Theme: A Few Important Warnings
This week’s lessons remind us that all who have received the grace of God in Jesus Christ therefore need to demonstrate that grace in our conversations.
Scripture: Colossians 4:6
Our conversation should be interesting. My final point is that the conversation of Christians should be interesting, which is the way I understand the phrase “seasoned with salt.” Salt had various uses in the ancient world, the chief one being that it was used as a preservative. There was no refrigeration then, of course. So if meat was to be preserved, for instance, the only way of doing it was by smoking it or curing it with salt. Jesus was probably thinking about this use of salt when he told his disciples that they were “the salt of the earth” (Matt. 5:13). He meant that it is due to the influence of godly people that the world is not a more rotten place than it is.
But that is not what Paul is thinking of in this verse from Colossians, for here he uses the words “seasoned with.” This is not referring to salt’s preservative powers but to salt’s ability to contribute flavor to something that might otherwise be insipid.

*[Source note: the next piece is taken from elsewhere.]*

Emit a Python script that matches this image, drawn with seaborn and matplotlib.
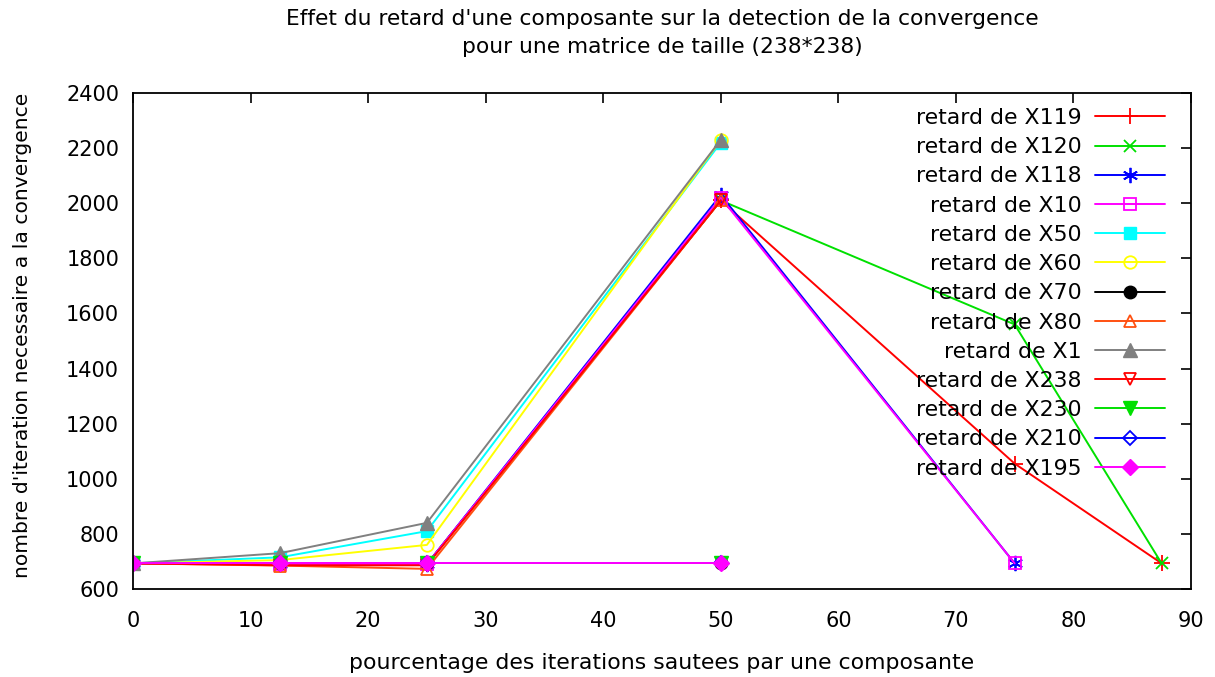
import matplotlib
matplotlib.use("Agg")
import matplotlib.pyplot as plt
import seaborn as sns
import pandas as pd

# Percentage of iterations skipped by one component
pct = [0, 12.5, 25, 50, 75, 87.5]

# Iterations needed to detect convergence, per delayed component
x119 = [693, 690, 690, 2010, 1055, 693]
x120 = [693, 690, 690, 2010, 1560, 693]
x118 = [693, 690, 690, 2030, 693]
x10 = [693, 690, 690, 2020, 693]
x50 = [693, 715, 810, 2220]
x60 = [693, 705, 760, 2230]
x70 = [693, 693, 693, 693]
x80 = [693, 685, 673, 2010]
x1 = [693, 730, 840, 2230]
x238 = [693, 686, 686, 2010]
x230 = [693, 693, 693, 693]
x210 = [693, 693, 693, 693]
x195 = [693, 693, 693, 693]

labels = ["retard de X119", "retard de X120", "retard de X118", "retard de X10",
          "retard de X50", "retard de X60", "retard de X70", "retard de X80",
          "retard de X1", "retard de X238", "retard de X230", "retard de X210",
          "retard de X195"]
values = [x119, x120, x118, x10, x50, x60, x70, x80, x1, x238, x230, x210, x195]

asterisk = (6, 2, 0)
styles = [
    dict(color="#ff0000", marker="+", mfc="#ff0000", ms=11, mew=1.3),
    dict(color="#00e000", marker="x", mfc="#00e000", ms=9, mew=1.3),
    dict(color="#0000ff", marker=asterisk, mfc="#0000ff", ms=11, mew=1.3),
    dict(color="#ff00ff", marker="s", mfc="none", ms=9, mew=1.3),
    dict(color="#00ffff", marker="s", mfc="#00ffff", ms=9, mew=1.0),
    dict(color="#ffff00", marker="o", mfc="none", ms=9, mew=1.3),
    dict(color="#000000", marker="o", mfc="#000000", ms=9, mew=1.0),
    dict(color="#ff5010", marker="^", mfc="none", ms=9, mew=1.3),
    dict(color="#808080", marker="^", mfc="#808080", ms=10, mew=1.0),
    dict(color="#ff0000", marker="v", mfc="none", ms=9, mew=1.3),
    dict(color="#00e000", marker="v", mfc="#00e000", ms=10, mew=1.0),
    dict(color="#0000ff", marker="D", mfc="none", ms=7, mew=1.3),
    dict(color="#ff00ff", marker="D", mfc="#ff00ff", ms=8, mew=1.0),
]

rows = []
for lab, vals in zip(labels, values):
    for p, v in zip(pct, vals):
        rows.append({"serie": lab, "pourcentage": p, "iterations": v})
df = pd.DataFrame(rows)

sns.set_theme(style="white")
plt.rcParams["font.family"] = ["DejaVu Sans"]
plt.rcParams["text.color"] = "black"
plt.rcParams["axes.labelcolor"] = "black"

W, H = 1215, 677
L, R, T, B = 133, 1191, 93, 589
fig = plt.figure(figsize=(W / 100, H / 100), dpi=100)
ax = fig.add_axes([L / W, 1 - B / H, (R - L) / W, (B - T) / H])

for lab, st in zip(labels, styles):
    sub = df[df["serie"] == lab]
    sns.lineplot(data=sub, x="pourcentage", y="iterations", ax=ax, sort=False,
                 color=st["color"], marker=st["marker"], markersize=st["ms"],
                 markerfacecolor=st["mfc"], markeredgecolor=st["color"],
                 markeredgewidth=st["mew"], linewidth=1.4, label=lab)

ax.set_xlim(0, 90)
ax.set_ylim(600, 2400)
ax.set_xticks(range(0, 91, 10))
ax.set_yticks(range(600, 2401, 200))
ax.tick_params(direction="in", length=7, width=1.2, top=True, right=True,
               labelsize=15, colors="black")
ax.tick_params(axis="x", pad=15.5)
ax.tick_params(axis="y", pad=10)
for s in ax.spines.values():
    s.set_color("black")
    s.set_linewidth(1.3)

ax.set_xlabel("")
ax.set_ylabel("")
fig.text((L + R) / 2 / W, 1 - 663 / H,
         "pourcentage des iterations sautees par une composante",
         fontsize=15.8, ha="center", va="center")
fig.text(23 / W, 1 - 335 / H, "nombre d'iteration necessaire a la convergence",
         fontsize=14.6, ha="center", va="center", rotation=90)
fig.text((L + R) / 2 / W, 1 - 33 / H,
         "Effet du retard d'une composante sur la detection de la convergence\n"
         "pour une matrice de taille (238*238)",
         fontsize=15.7, ha="center", va="center", linespacing=1.45)

leg = ax.legend(loc="upper right", frameon=False, markerfirst=False,
                fontsize=15.8, handlelength=3.2, labelspacing=0.42,
                handletextpad=0.6, borderaxespad=0.0, borderpad=0.0,
                bbox_to_anchor=((1165 - L) / (R - L), (B - 108) / (B - T)))
for t in leg.get_texts():
    t.set_ha("right")
leg._legend_box.align = "right"

fig.savefig("out.png", dpi=100, facecolor="white")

Is your conversation like that? Is it interesting? I am afraid that many Christians are dull in what they say because they are not thinking much about important matters and can only comment on the latest sports scores or the weather. Yet it is also true that the most interesting of all people are Christians, in my judgment, particularly if they are studying God’s Word and learning to think about life as Christians. People like this do not merely reflect the warmed-over views or hackneyed clichés of the gray dull world around them. Their minds are alive with new ideas, and their conversation is provocative and intriguing.
Throughout the year my speaking schedule brings me into contact with many such people. I am always stimulated by these contacts. Shouldn’t your speech be lively? Shouldn’t your conversation be at least as well-prepared, satisfying, and tasty as the conversation between Neil Postman and Camille Paglia that I referred to in the introduction to this study?

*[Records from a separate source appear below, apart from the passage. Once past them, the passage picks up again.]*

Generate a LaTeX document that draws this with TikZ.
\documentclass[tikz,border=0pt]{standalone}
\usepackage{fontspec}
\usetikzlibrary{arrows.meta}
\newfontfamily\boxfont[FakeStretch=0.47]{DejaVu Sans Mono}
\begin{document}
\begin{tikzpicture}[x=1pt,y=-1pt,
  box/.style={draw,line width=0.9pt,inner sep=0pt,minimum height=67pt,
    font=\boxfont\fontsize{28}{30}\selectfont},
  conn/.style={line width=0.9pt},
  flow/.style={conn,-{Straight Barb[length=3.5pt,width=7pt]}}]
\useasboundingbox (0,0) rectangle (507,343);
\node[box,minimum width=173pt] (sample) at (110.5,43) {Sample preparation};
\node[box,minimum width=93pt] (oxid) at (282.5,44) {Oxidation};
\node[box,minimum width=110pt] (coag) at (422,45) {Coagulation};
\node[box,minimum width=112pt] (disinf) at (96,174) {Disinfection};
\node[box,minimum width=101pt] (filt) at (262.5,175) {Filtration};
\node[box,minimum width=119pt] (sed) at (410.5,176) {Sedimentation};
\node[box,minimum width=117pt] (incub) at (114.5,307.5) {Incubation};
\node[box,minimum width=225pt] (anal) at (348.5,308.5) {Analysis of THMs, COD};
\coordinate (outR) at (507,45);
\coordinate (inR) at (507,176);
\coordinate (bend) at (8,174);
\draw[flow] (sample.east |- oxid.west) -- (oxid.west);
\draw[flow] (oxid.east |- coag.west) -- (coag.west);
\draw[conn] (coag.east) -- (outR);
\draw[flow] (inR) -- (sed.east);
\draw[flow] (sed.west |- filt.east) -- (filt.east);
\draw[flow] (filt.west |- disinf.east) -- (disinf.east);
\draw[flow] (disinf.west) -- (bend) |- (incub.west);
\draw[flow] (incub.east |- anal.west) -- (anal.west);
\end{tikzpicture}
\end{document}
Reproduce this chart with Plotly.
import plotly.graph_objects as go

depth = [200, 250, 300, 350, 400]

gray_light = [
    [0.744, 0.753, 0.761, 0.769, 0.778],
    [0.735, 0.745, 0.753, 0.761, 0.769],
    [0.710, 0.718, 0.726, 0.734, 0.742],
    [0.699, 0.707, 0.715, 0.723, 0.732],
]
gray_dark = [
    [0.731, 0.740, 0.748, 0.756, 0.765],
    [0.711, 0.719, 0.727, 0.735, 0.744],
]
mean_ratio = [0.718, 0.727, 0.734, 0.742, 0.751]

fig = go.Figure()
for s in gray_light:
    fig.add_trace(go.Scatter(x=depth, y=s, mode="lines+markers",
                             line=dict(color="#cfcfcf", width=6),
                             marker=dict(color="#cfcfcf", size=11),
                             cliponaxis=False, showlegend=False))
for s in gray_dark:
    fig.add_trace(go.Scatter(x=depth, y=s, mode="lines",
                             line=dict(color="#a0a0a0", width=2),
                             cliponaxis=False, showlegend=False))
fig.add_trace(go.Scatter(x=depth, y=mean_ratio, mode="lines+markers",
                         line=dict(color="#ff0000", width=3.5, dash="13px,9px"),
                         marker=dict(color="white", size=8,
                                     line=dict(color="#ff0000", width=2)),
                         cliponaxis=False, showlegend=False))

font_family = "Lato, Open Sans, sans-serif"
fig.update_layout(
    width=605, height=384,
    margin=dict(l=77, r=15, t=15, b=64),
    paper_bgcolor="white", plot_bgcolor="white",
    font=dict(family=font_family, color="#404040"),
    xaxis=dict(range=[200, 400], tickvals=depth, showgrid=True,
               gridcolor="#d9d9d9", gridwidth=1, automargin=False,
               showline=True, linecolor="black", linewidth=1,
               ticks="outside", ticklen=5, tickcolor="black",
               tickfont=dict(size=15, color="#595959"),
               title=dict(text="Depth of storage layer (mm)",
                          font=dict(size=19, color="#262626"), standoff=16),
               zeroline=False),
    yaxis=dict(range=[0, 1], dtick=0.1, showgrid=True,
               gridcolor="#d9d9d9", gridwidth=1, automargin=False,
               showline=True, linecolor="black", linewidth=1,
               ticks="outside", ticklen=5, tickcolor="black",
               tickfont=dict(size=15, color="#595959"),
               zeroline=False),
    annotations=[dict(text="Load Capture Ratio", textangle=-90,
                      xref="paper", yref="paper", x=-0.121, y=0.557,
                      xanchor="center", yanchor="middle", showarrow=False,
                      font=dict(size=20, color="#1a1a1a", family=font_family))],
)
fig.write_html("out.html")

There is one more matter before I end. I have written about what our speech should be, but I also want to note that there are important biblical warnings about what our words should not be. First, they should not be arrogant, that is, pretending to have answers to questions we do not actually have. Remember Job’s counselors. God called their words “words without knowledge” (Job 38:2), and Job rightly complained that their ignorant counsel harmed him. He asked his friends, “How long will you torment me and crush me with words” (Job 19:2)?

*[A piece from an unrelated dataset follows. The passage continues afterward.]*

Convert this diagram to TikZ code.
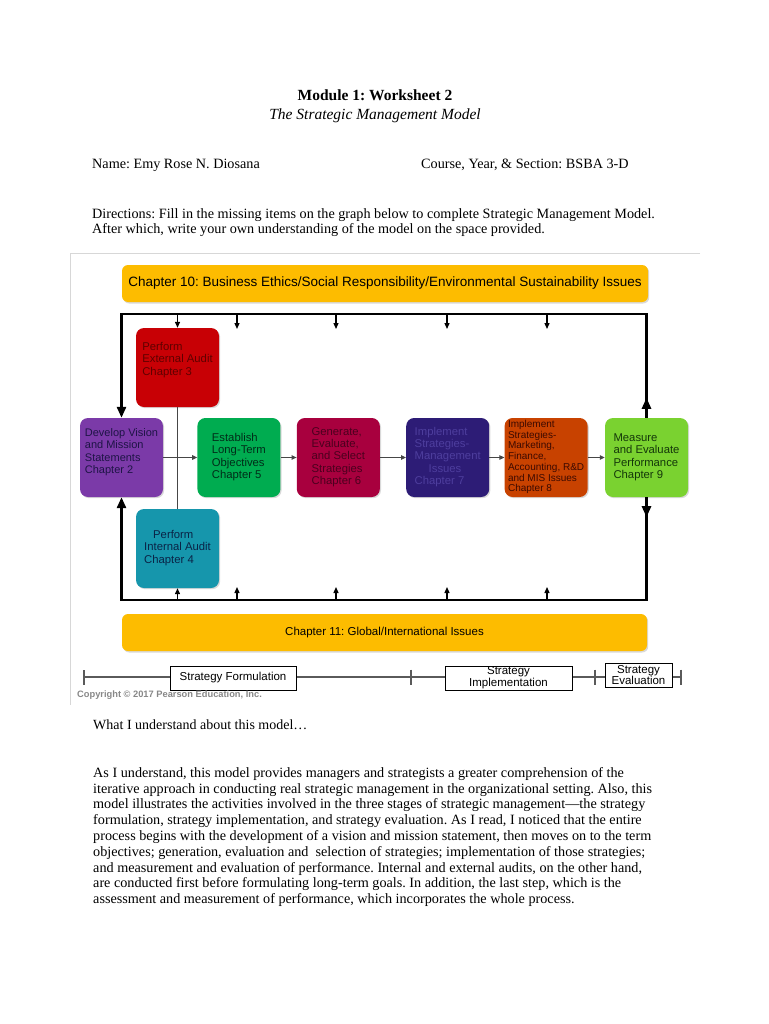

Second, our words should not be divisive. Some people think that in order to defend truth they have to be argumentative. But Paul warned Timothy about godless men whose arguments “result in envy, quarreling, malicious talk, evil suspicions and constant friction between men of corrupt mind” (1 Tim. 6:4, 5). He also said, “Warn [Christians] before God against quarreling about words” (2 Tim. 2:14).
Third, our words should not be careless. Remember Jesus’ warning about the place words will have in the final judgment. He said, “Men will have to give account on the day of judgment for every careless word they have spoken. For by your words you will be acquitted, and by your words you will be condemned” (Matt. 12:36, 37).
Words are important! Your conversation counts!
“May the words of my mouth and the mediation of my heart, be pleasing in your sight, O Lord, my Rock and my Redeemer” (Ps. 19:14).
What does Paul mean when he speaks of our words being “seasoned with salt”? What can you do so that you are properly prepared to be able to, as Paul also writes, “know how you ought to answer each person”?
From the lesson, what three things should our speech not be?
Application: How can you and your Christian friends or family be a mutual encouragement concerning each other’s speech and the need for it to be full of grace?